Song by Aerosmith

from the album Get Your Wings
- Released: March 15, 1974
- Studio: Record Plant (New York City)
- Genre: Rock
- Length: 4:14
- Label: Columbia
- Songwriter: Steven Tyler
- Producer: Jack Douglas

= Lord of the Thighs =

"Lord of the Thighs" is a song performed by American rock band Aerosmith. It was written by frontman Steven Tyler, and released on the band's 1974 album Get Your Wings. Drummer Joey Kramer has said it is his favorite song to perform live. The song's title is a play on Lord of the Flies, a novel by William Golding. The song has remained a live staple since its release.

==Composition==
"Thighs", as it is commonly abbreviated on setlists and elsewhere, was supposedly the last song written for Get Your Wings. The band needed one additional song for the album, so they locked themselves in Studio C at the Record Plant in New York City and came up with this song, based on the unsavory characters near their hotel on Eighth Avenue. The tongue-in-cheek lyrics are filled with double entendres and innuendo, and the song is darker than it first appears. The song is notable for the funky drum beat by Kramer. In its opening, the drum beat sounds very similar to "Walk This Way" and the song also features lead guitar work by Brad Whitford and piano playing by Steven Tyler.

==Live performances==
The song has long been a staple in setlists at Aerosmith concerts, and was featured on the live albums Live! Bootleg and Classics Live I. It was also featured in the deep-cut collection Gems. The song was resurrected as a live staple, being played at several concerts on the Rockin' the Joint and Route of All Evil Tours in 2005 and 2006.

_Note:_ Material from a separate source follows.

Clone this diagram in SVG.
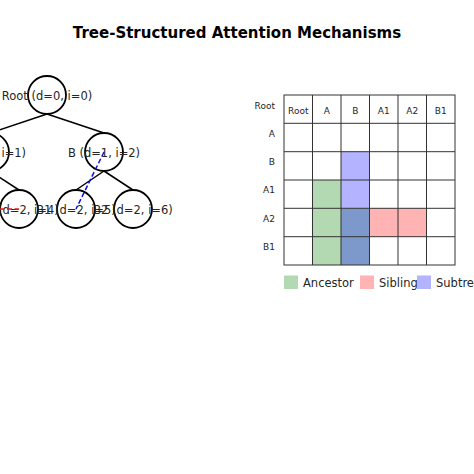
<svg xmlns="http://www.w3.org/2000/svg" width="474" height="474" viewBox="0 0 474 474">
<style>
text{font-family:"DejaVu Sans","Liberation Sans",sans-serif;fill:#262626}
.title{font-size:15px;font-weight:bold;fill:#000;text-anchor:middle}
.lbl{font-size:11.5px;text-anchor:middle}
.cell{font-size:9px;text-anchor:middle}
.rl{font-size:9px;text-anchor:end}
.leg{font-size:11.5px}
.edge{stroke:#000;stroke-width:1.5;fill:none}
.node{fill:#fff;stroke:#000;stroke-width:1.8}
.grid{fill:none;stroke:#333;stroke-width:1}
</style>
<rect width="474" height="474" fill="#fff"/>
<text class="title" x="237" y="38">Tree-Structured Attention Mechanisms</text>
<g id="connectors">
<line class="edge" x1="47" y1="114" x2="-10" y2="133"/>
<line class="edge" x1="47" y1="114" x2="104" y2="133"/>
<line class="edge" x1="-10" y1="171" x2="-38" y2="190"/>
<line class="edge" x1="-10" y1="171" x2="19" y2="190"/>
<line class="edge" x1="104" y1="171" x2="76" y2="190"/>
<line class="edge" x1="104" y1="171" x2="133" y2="190"/>
</g>
<g id="node-root"><circle class="node" cx="47" cy="95" r="19"/></g>
<g id="node-A"><circle class="node" cx="-10" cy="152" r="19"/></g>
<g id="node-B"><circle class="node" cx="104" cy="152" r="19"/></g>
<g id="node-A1"><circle class="node" cx="-38" cy="209" r="19"/></g>
<g id="node-A2"><circle class="node" cx="19" cy="209" r="19"/></g>
<g id="node-B1"><circle class="node" cx="76" cy="209" r="19"/></g>
<g id="node-B2"><circle class="node" cx="133" cy="209" r="19"/></g>
<g id="tree-labels">
<text class="lbl" x="47" y="99.5">Root (d=0, i=0)</text>
<text class="lbl" x="-10" y="156.5">A (d=1, i=1)</text>
<text class="lbl" x="104" y="156.5">B (d=1, i=2)</text>
<text class="lbl" x="-38" y="213.5">A1 (d=2, i=3)</text>
<text class="lbl" x="19" y="213.5">A2 (d=2, i=4)</text>
<text class="lbl" x="76" y="213.5">B1 (d=2, i=5)</text>
<text class="lbl" x="133" y="213.5">B2 (d=2, i=6)</text>
</g>
<g id="attention-links">
<line x1="-38" y1="209" x2="19" y2="209" stroke="#e31a1c" stroke-width="1.5" stroke-dasharray="5,2.5"/>
<line x1="104" y1="152" x2="76" y2="209" stroke="#1010e0" stroke-width="1.5" stroke-dasharray="5,2.5"/>
</g>
<g id="matrix">
<rect x="312.5" y="180" width="28.5" height="85" fill="#b3d9b3"/>
<rect x="341" y="151.7" width="28.5" height="56.6" fill="#b3b3ff"/>
<rect x="341" y="208.3" width="28.5" height="56.7" fill="#7d98ca"/>
<rect x="369.5" y="208.3" width="57" height="28.4" fill="#ffb3b3"/>
<g class="grid">
<rect x="284" y="95" width="171" height="170"/>
<line x1="312.5" y1="95" x2="312.5" y2="265"/>
<line x1="341" y1="95" x2="341" y2="265"/>
<line x1="369.5" y1="95" x2="369.5" y2="265"/>
<line x1="398" y1="95" x2="398" y2="265"/>
<line x1="426.5" y1="95" x2="426.5" y2="265"/>
<line x1="284" y1="123.3" x2="455" y2="123.3"/>
<line x1="284" y1="151.7" x2="455" y2="151.7"/>
<line x1="284" y1="180" x2="455" y2="180"/>
<line x1="284" y1="208.3" x2="455" y2="208.3"/>
<line x1="284" y1="236.7" x2="455" y2="236.7"/>
</g>
<text class="cell" x="298.25" y="114">Root</text>
<text class="cell" x="326.75" y="114">A</text>
<text class="cell" x="355.25" y="114">B</text>
<text class="cell" x="383.75" y="114">A1</text>
<text class="cell" x="412.25" y="114">A2</text>
<text class="cell" x="440.75" y="114">B1</text>
<text class="rl" x="275" y="109">Root</text>
<text class="rl" x="275" y="136.6">A</text>
<text class="rl" x="275" y="165">B</text>
<text class="rl" x="275" y="193.3">A1</text>
<text class="rl" x="275" y="221.6">A2</text>
<text class="rl" x="275" y="250">B1</text>
</g>
<g id="legend">
<rect x="284" y="275.5" width="14" height="13.5" fill="#b3d9b3"/>
<text class="leg" x="303" y="286.5">Ancestor</text>
<rect x="360" y="275.5" width="14" height="13.5" fill="#ffb3b3"/>
<text class="leg" x="379" y="286.5">Sibling</text>
<rect x="417" y="275.5" width="14" height="13.5" fill="#b3b3ff"/>
<text class="leg" x="436" y="286.5">Subtree</text>
</g>
</svg>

In concert, the band typically does an extended jam in the song, which often results in the song exceeding seven minutes in length, which prominently features Whitford on lead guitar. Tyler also introduces Whitford before he starts playing the song's riff. Joe Perry typically plays slide guitar.

==Notable cover versions==
- The Breeders covered the song in 1993 as a b-side to Cannonball.
- Danzig covered the song on their 2015 album Skeletons.

==In other media==
The song was featured in the Grand Theft Auto IV episodic expansion packs The Lost and Damned and The Ballad of Gay Tony on in-game radio station Liberty Rock Radio 97.8.